■ **Set task**: Transcribe the listing in full, excluding any pictures.

[start]

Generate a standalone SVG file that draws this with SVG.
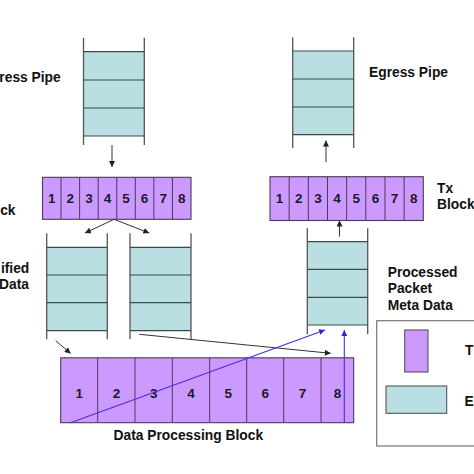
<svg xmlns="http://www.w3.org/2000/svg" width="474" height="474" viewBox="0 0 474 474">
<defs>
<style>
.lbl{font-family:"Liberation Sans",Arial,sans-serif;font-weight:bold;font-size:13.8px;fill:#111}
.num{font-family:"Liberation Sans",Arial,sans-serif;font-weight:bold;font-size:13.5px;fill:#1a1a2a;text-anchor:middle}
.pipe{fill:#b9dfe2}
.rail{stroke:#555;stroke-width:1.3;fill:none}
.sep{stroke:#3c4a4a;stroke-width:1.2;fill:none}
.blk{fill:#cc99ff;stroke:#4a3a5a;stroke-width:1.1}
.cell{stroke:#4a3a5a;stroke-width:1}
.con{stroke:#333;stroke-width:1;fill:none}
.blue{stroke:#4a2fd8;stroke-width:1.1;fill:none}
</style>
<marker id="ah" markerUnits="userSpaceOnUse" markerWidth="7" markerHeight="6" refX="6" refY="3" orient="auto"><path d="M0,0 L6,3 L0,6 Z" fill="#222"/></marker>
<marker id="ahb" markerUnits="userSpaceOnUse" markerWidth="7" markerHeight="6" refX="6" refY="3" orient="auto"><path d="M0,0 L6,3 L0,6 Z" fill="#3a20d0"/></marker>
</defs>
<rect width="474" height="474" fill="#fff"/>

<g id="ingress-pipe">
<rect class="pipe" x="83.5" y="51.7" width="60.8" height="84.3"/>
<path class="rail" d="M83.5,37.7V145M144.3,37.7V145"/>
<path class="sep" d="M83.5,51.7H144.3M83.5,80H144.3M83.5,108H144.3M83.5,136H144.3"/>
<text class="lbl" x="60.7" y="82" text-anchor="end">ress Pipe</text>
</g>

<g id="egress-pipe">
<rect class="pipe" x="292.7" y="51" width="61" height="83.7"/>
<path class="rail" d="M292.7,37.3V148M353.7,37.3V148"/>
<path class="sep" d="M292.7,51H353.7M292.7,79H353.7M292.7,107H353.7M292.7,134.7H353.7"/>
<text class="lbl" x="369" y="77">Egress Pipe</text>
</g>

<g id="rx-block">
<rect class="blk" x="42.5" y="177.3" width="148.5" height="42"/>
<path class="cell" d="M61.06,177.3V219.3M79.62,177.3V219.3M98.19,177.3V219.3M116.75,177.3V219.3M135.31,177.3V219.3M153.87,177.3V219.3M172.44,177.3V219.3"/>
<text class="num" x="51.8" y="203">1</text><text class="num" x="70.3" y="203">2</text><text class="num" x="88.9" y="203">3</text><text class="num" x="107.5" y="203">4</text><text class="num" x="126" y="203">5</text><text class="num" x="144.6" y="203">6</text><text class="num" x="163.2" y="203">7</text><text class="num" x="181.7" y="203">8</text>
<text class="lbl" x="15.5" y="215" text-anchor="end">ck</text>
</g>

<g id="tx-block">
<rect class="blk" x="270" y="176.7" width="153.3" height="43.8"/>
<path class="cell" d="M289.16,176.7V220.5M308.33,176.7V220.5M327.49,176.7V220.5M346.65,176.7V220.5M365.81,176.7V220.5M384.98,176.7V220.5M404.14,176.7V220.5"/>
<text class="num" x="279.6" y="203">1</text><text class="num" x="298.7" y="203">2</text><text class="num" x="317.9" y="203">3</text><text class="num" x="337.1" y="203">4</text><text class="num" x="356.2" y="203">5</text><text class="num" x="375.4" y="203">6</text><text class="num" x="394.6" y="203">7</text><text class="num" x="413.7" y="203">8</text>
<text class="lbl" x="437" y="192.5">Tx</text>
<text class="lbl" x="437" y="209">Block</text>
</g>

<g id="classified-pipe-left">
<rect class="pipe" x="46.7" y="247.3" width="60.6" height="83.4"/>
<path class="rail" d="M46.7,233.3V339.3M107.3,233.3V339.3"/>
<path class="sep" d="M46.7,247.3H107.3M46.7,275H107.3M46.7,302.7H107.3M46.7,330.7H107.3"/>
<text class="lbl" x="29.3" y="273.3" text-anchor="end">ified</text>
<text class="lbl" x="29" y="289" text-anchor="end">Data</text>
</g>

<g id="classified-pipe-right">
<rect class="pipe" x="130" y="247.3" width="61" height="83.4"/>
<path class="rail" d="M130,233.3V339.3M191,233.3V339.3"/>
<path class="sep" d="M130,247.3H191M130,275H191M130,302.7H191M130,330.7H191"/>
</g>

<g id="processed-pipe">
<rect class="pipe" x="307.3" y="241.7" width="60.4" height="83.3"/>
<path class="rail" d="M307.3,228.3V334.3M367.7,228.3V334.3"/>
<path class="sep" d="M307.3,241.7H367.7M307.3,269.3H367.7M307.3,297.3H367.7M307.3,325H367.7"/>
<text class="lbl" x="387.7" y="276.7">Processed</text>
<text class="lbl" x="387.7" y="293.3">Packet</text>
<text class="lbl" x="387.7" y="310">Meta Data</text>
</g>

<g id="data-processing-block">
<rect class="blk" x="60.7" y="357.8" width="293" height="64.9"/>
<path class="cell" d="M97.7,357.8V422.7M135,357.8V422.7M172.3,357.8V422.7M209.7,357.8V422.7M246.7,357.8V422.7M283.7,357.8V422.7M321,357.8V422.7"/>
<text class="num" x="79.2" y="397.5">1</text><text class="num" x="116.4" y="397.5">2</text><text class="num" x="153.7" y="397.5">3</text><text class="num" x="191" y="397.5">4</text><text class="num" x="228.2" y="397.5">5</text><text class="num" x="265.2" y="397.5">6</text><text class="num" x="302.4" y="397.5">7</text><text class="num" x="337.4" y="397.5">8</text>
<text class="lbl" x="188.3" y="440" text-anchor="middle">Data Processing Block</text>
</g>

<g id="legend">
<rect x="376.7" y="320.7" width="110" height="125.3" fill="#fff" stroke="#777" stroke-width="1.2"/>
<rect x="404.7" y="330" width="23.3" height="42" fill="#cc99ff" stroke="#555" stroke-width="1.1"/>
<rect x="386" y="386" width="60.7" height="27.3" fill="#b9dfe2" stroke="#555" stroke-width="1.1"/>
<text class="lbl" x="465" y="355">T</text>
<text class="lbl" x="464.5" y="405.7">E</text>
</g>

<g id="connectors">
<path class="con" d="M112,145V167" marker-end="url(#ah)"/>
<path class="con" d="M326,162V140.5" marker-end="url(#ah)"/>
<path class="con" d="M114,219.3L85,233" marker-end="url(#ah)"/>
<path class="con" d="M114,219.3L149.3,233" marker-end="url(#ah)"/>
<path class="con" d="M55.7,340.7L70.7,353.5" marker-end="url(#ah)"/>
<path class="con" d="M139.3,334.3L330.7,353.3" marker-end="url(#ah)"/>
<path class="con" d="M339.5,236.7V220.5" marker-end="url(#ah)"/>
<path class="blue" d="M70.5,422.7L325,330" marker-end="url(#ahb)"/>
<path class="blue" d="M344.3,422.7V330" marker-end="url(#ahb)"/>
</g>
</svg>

[end]

■ **Response to this task**:
Generate a standalone SVG file that draws this with SVG.
<svg xmlns="http://www.w3.org/2000/svg" width="474" height="474" viewBox="0 0 474 474">
<defs>
<style>
.lbl{font-family:"Liberation Sans",Arial,sans-serif;font-weight:bold;font-size:13.8px;fill:#111}
.num{font-family:"Liberation Sans",Arial,sans-serif;font-weight:bold;font-size:13.5px;fill:#1a1a2a;text-anchor:middle}
.pipe{fill:#b9dfe2}
.rail{stroke:#555;stroke-width:1.3;fill:none}
.sep{stroke:#3c4a4a;stroke-width:1.2;fill:none}
.blk{fill:#cc99ff;stroke:#4a3a5a;stroke-width:1.1}
.cell{stroke:#4a3a5a;stroke-width:1}
.con{stroke:#333;stroke-width:1;fill:none}
.blue{stroke:#4a2fd8;stroke-width:1.1;fill:none}
</style>
<marker id="ah" markerUnits="userSpaceOnUse" markerWidth="7" markerHeight="6" refX="6" refY="3" orient="auto"><path d="M0,0 L6,3 L0,6 Z" fill="#222"/></marker>
<marker id="ahb" markerUnits="userSpaceOnUse" markerWidth="7" markerHeight="6" refX="6" refY="3" orient="auto"><path d="M0,0 L6,3 L0,6 Z" fill="#3a20d0"/></marker>
</defs>
<rect width="474" height="474" fill="#fff"/>

<g id="ingress-pipe">
<rect class="pipe" x="83.5" y="51.7" width="60.8" height="84.3"/>
<path class="rail" d="M83.5,37.7V145M144.3,37.7V145"/>
<path class="sep" d="M83.5,51.7H144.3M83.5,80H144.3M83.5,108H144.3M83.5,136H144.3"/>
<text class="lbl" x="60.7" y="82" text-anchor="end">ress Pipe</text>
</g>

<g id="egress-pipe">
<rect class="pipe" x="292.7" y="51" width="61" height="83.7"/>
<path class="rail" d="M292.7,37.3V148M353.7,37.3V148"/>
<path class="sep" d="M292.7,51H353.7M292.7,79H353.7M292.7,107H353.7M292.7,134.7H353.7"/>
<text class="lbl" x="369" y="77">Egress Pipe</text>
</g>

<g id="rx-block">
<rect class="blk" x="42.5" y="177.3" width="148.5" height="42"/>
<path class="cell" d="M61.06,177.3V219.3M79.62,177.3V219.3M98.19,177.3V219.3M116.75,177.3V219.3M135.31,177.3V219.3M153.87,177.3V219.3M172.44,177.3V219.3"/>
<text class="num" x="51.8" y="203">1</text><text class="num" x="70.3" y="203">2</text><text class="num" x="88.9" y="203">3</text><text class="num" x="107.5" y="203">4</text><text class="num" x="126" y="203">5</text><text class="num" x="144.6" y="203">6</text><text class="num" x="163.2" y="203">7</text><text class="num" x="181.7" y="203">8</text>
<text class="lbl" x="15.5" y="215" text-anchor="end">ck</text>
</g>

<g id="tx-block">
<rect class="blk" x="270" y="176.7" width="153.3" height="43.8"/>
<path class="cell" d="M289.16,176.7V220.5M308.33,176.7V220.5M327.49,176.7V220.5M346.65,176.7V220.5M365.81,176.7V220.5M384.98,176.7V220.5M404.14,176.7V220.5"/>
<text class="num" x="279.6" y="203">1</text><text class="num" x="298.7" y="203">2</text><text class="num" x="317.9" y="203">3</text><text class="num" x="337.1" y="203">4</text><text class="num" x="356.2" y="203">5</text><text class="num" x="375.4" y="203">6</text><text class="num" x="394.6" y="203">7</text><text class="num" x="413.7" y="203">8</text>
<text class="lbl" x="437" y="192.5">Tx</text>
<text class="lbl" x="437" y="209">Block</text>
</g>

<g id="classified-pipe-left">
<rect class="pipe" x="46.7" y="247.3" width="60.6" height="83.4"/>
<path class="rail" d="M46.7,233.3V339.3M107.3,233.3V339.3"/>
<path class="sep" d="M46.7,247.3H107.3M46.7,275H107.3M46.7,302.7H107.3M46.7,330.7H107.3"/>
<text class="lbl" x="29.3" y="273.3" text-anchor="end">ified</text>
<text class="lbl" x="29" y="289" text-anchor="end">Data</text>
</g>

<g id="classified-pipe-right">
<rect class="pipe" x="130" y="247.3" width="61" height="83.4"/>
<path class="rail" d="M130,233.3V339.3M191,233.3V339.3"/>
<path class="sep" d="M130,247.3H191M130,275H191M130,302.7H191M130,330.7H191"/>
</g>

<g id="processed-pipe">
<rect class="pipe" x="307.3" y="241.7" width="60.4" height="83.3"/>
<path class="rail" d="M307.3,228.3V334.3M367.7,228.3V334.3"/>
<path class="sep" d="M307.3,241.7H367.7M307.3,269.3H367.7M307.3,297.3H367.7M307.3,325H367.7"/>
<text class="lbl" x="387.7" y="276.7">Processed</text>
<text class="lbl" x="387.7" y="293.3">Packet</text>
<text class="lbl" x="387.7" y="310">Meta Data</text>
</g>

<g id="data-processing-block">
<rect class="blk" x="60.7" y="357.8" width="293" height="64.9"/>
<path class="cell" d="M97.7,357.8V422.7M135,357.8V422.7M172.3,357.8V422.7M209.7,357.8V422.7M246.7,357.8V422.7M283.7,357.8V422.7M321,357.8V422.7"/>
<text class="num" x="79.2" y="397.5">1</text><text class="num" x="116.4" y="397.5">2</text><text class="num" x="153.7" y="397.5">3</text><text class="num" x="191" y="397.5">4</text><text class="num" x="228.2" y="397.5">5</text><text class="num" x="265.2" y="397.5">6</text><text class="num" x="302.4" y="397.5">7</text><text class="num" x="337.4" y="397.5">8</text>
<text class="lbl" x="188.3" y="440" text-anchor="middle">Data Processing Block</text>
</g>

<g id="legend">
<rect x="376.7" y="320.7" width="110" height="125.3" fill="#fff" stroke="#777" stroke-width="1.2"/>
<rect x="404.7" y="330" width="23.3" height="42" fill="#cc99ff" stroke="#555" stroke-width="1.1"/>
<rect x="386" y="386" width="60.7" height="27.3" fill="#b9dfe2" stroke="#555" stroke-width="1.1"/>
<text class="lbl" x="465" y="355">T</text>
<text class="lbl" x="464.5" y="405.7">E</text>
</g>

<g id="connectors">
<path class="con" d="M112,145V167" marker-end="url(#ah)"/>
<path class="con" d="M326,162V140.5" marker-end="url(#ah)"/>
<path class="con" d="M114,219.3L85,233" marker-end="url(#ah)"/>
<path class="con" d="M114,219.3L149.3,233" marker-end="url(#ah)"/>
<path class="con" d="M55.7,340.7L70.7,353.5" marker-end="url(#ah)"/>
<path class="con" d="M139.3,334.3L330.7,353.3" marker-end="url(#ah)"/>
<path class="con" d="M339.5,236.7V220.5" marker-end="url(#ah)"/>
<path class="blue" d="M70.5,422.7L325,330" marker-end="url(#ahb)"/>
<path class="blue" d="M344.3,422.7V330" marker-end="url(#ahb)"/>
</g>
</svg>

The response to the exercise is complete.